PROBLEM TO SOLVE
Go through the lines below. Copy those with "that".
-- START OF SUPPLIED RECORDS --
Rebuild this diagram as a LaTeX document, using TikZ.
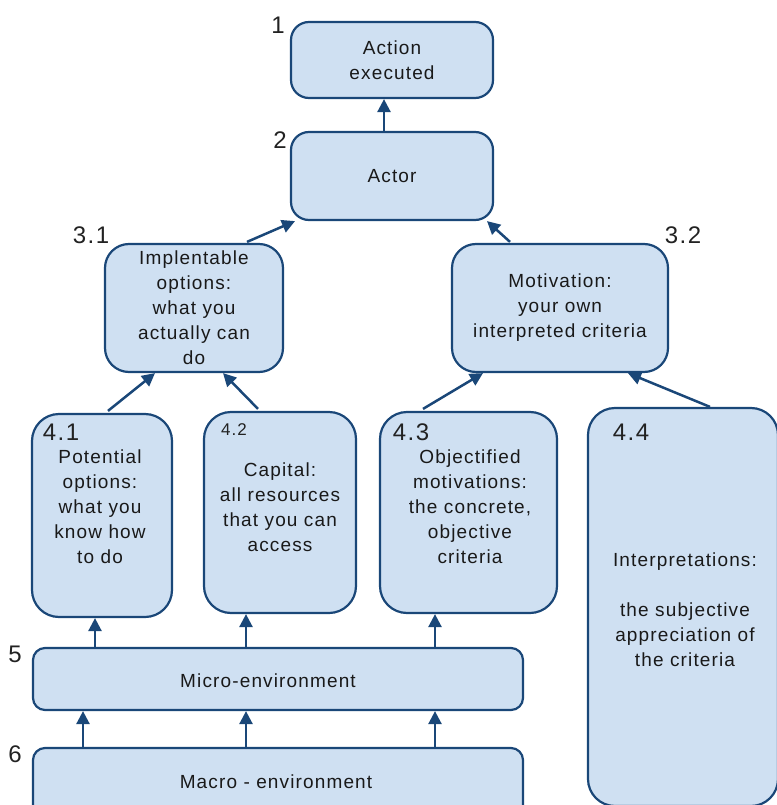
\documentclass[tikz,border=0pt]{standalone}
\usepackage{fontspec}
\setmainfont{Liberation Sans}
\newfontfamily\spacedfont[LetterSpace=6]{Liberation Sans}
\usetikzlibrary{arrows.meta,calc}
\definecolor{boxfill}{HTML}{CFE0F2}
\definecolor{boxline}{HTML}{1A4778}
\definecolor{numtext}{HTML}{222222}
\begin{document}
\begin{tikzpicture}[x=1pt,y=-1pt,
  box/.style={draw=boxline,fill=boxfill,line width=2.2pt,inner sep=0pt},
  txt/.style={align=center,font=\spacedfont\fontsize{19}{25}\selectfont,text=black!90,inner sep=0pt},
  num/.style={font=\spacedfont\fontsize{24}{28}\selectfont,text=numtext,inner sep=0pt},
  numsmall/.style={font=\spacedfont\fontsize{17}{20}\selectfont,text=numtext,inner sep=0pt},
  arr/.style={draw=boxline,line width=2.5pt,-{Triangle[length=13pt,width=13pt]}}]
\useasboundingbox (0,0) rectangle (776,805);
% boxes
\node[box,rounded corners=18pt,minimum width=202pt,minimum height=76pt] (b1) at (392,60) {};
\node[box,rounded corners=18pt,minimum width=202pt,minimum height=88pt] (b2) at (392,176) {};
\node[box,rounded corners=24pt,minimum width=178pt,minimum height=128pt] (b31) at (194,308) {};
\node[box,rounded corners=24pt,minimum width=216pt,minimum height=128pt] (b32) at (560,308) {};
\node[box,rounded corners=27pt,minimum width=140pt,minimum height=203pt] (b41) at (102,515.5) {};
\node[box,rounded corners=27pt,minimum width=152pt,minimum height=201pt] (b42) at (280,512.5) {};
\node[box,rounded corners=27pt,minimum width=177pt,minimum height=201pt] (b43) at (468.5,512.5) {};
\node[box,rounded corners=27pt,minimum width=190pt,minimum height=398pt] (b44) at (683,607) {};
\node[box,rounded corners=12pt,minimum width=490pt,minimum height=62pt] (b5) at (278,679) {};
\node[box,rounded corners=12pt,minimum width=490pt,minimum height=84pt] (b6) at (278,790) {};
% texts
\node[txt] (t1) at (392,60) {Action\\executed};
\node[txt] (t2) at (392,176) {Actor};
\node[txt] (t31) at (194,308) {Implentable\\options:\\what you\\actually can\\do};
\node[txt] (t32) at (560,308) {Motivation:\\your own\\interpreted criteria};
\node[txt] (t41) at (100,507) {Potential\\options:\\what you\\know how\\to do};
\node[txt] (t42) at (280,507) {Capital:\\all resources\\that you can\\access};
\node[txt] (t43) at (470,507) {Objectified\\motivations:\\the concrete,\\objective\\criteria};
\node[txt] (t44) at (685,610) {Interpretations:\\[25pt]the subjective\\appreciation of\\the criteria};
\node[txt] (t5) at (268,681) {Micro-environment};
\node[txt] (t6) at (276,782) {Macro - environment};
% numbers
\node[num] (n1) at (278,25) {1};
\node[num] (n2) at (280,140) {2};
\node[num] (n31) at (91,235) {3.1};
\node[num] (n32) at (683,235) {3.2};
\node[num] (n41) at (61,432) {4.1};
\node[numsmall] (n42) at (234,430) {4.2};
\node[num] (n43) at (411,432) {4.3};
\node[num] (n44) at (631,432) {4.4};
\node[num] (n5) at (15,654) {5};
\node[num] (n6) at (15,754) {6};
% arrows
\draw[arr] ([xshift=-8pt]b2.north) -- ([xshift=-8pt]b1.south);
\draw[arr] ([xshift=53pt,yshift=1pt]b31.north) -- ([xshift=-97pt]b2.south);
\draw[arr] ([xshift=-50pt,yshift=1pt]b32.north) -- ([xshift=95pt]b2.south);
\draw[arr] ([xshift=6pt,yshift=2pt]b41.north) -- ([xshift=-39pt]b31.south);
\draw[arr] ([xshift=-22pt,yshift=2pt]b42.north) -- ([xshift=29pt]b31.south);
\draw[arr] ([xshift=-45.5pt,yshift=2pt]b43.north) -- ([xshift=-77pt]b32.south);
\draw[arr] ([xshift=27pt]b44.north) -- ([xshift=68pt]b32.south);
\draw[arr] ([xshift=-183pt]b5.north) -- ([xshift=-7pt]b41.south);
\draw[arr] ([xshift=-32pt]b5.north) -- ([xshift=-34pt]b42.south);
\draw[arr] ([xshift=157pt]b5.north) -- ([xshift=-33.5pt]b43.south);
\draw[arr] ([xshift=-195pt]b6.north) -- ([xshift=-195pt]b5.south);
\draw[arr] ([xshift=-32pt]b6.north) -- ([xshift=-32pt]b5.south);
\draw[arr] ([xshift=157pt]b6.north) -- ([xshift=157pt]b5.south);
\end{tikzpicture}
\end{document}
-- END OF SUPPLIED RECORDS --
-- START OF SUPPLIED RECORDS --
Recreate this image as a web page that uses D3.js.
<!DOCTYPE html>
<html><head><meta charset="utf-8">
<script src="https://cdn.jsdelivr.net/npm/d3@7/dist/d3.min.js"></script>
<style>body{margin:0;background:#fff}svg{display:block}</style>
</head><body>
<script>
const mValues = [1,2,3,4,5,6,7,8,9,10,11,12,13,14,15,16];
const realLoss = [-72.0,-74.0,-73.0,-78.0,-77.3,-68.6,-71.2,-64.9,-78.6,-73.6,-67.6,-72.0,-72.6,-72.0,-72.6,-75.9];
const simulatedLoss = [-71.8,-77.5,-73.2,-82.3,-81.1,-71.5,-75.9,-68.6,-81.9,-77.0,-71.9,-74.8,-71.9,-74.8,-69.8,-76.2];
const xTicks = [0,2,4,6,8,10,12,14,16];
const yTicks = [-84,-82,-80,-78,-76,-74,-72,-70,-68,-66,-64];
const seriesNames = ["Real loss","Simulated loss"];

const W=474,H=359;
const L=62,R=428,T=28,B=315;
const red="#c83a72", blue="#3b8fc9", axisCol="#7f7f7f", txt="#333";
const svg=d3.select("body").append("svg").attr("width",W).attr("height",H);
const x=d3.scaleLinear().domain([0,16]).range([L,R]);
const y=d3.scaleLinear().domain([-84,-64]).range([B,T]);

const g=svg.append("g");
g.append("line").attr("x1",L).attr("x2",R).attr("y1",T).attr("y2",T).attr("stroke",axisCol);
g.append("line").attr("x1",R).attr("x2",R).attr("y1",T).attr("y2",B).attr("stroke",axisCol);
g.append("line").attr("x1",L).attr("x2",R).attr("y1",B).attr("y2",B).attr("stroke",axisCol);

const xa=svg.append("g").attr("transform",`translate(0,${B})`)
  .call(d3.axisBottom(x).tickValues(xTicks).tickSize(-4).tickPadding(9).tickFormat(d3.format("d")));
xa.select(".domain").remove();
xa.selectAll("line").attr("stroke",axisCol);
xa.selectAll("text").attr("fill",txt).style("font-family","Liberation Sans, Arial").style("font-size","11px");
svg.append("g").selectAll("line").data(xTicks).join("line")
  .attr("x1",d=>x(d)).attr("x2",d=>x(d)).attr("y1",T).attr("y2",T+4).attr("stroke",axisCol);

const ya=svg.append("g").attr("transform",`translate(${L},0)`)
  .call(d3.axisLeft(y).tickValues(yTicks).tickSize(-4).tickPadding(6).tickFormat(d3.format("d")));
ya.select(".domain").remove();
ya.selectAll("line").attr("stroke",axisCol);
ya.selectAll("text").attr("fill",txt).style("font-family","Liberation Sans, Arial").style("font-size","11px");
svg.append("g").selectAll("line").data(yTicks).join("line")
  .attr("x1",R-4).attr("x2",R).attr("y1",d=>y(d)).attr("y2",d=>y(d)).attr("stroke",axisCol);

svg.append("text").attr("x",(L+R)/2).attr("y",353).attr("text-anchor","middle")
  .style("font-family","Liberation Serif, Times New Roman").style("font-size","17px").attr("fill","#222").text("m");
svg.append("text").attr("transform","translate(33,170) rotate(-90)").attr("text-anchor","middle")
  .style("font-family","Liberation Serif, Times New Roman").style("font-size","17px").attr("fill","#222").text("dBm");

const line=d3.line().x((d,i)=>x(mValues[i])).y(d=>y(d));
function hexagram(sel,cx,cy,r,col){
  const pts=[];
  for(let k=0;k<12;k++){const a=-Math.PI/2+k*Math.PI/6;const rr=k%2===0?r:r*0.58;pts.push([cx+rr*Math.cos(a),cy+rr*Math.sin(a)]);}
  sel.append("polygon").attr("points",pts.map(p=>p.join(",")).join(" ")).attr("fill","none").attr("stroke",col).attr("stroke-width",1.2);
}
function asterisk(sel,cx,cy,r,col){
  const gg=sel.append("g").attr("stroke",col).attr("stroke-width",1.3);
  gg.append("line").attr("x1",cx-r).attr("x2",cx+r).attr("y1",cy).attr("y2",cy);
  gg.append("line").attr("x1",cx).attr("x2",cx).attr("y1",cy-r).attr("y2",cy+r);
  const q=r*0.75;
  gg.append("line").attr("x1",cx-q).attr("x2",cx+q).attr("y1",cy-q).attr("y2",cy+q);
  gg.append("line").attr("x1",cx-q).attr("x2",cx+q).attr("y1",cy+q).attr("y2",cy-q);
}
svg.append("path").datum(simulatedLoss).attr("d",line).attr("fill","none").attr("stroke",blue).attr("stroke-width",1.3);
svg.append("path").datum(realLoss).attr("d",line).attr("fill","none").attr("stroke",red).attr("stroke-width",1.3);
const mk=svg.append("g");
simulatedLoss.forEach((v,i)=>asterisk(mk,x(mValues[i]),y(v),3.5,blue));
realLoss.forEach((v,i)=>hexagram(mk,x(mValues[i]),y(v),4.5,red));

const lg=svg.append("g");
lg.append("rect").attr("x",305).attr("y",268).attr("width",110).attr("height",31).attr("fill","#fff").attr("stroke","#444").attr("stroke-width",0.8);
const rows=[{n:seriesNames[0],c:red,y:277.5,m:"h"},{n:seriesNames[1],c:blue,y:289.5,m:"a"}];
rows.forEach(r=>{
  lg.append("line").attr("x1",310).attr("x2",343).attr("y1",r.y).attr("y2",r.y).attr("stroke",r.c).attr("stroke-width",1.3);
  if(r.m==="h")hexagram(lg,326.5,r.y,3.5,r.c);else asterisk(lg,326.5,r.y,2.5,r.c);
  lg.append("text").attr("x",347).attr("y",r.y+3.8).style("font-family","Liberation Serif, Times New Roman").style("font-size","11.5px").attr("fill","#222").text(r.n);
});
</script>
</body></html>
-- END OF SUPPLIED RECORDS --
OUTPUT FOR THIS EXERCISE
\node[txt] (t42) at (280,507) {Capital:\\all resources\\that you can\\access};
Recreate this image as a web page that uses D3.js.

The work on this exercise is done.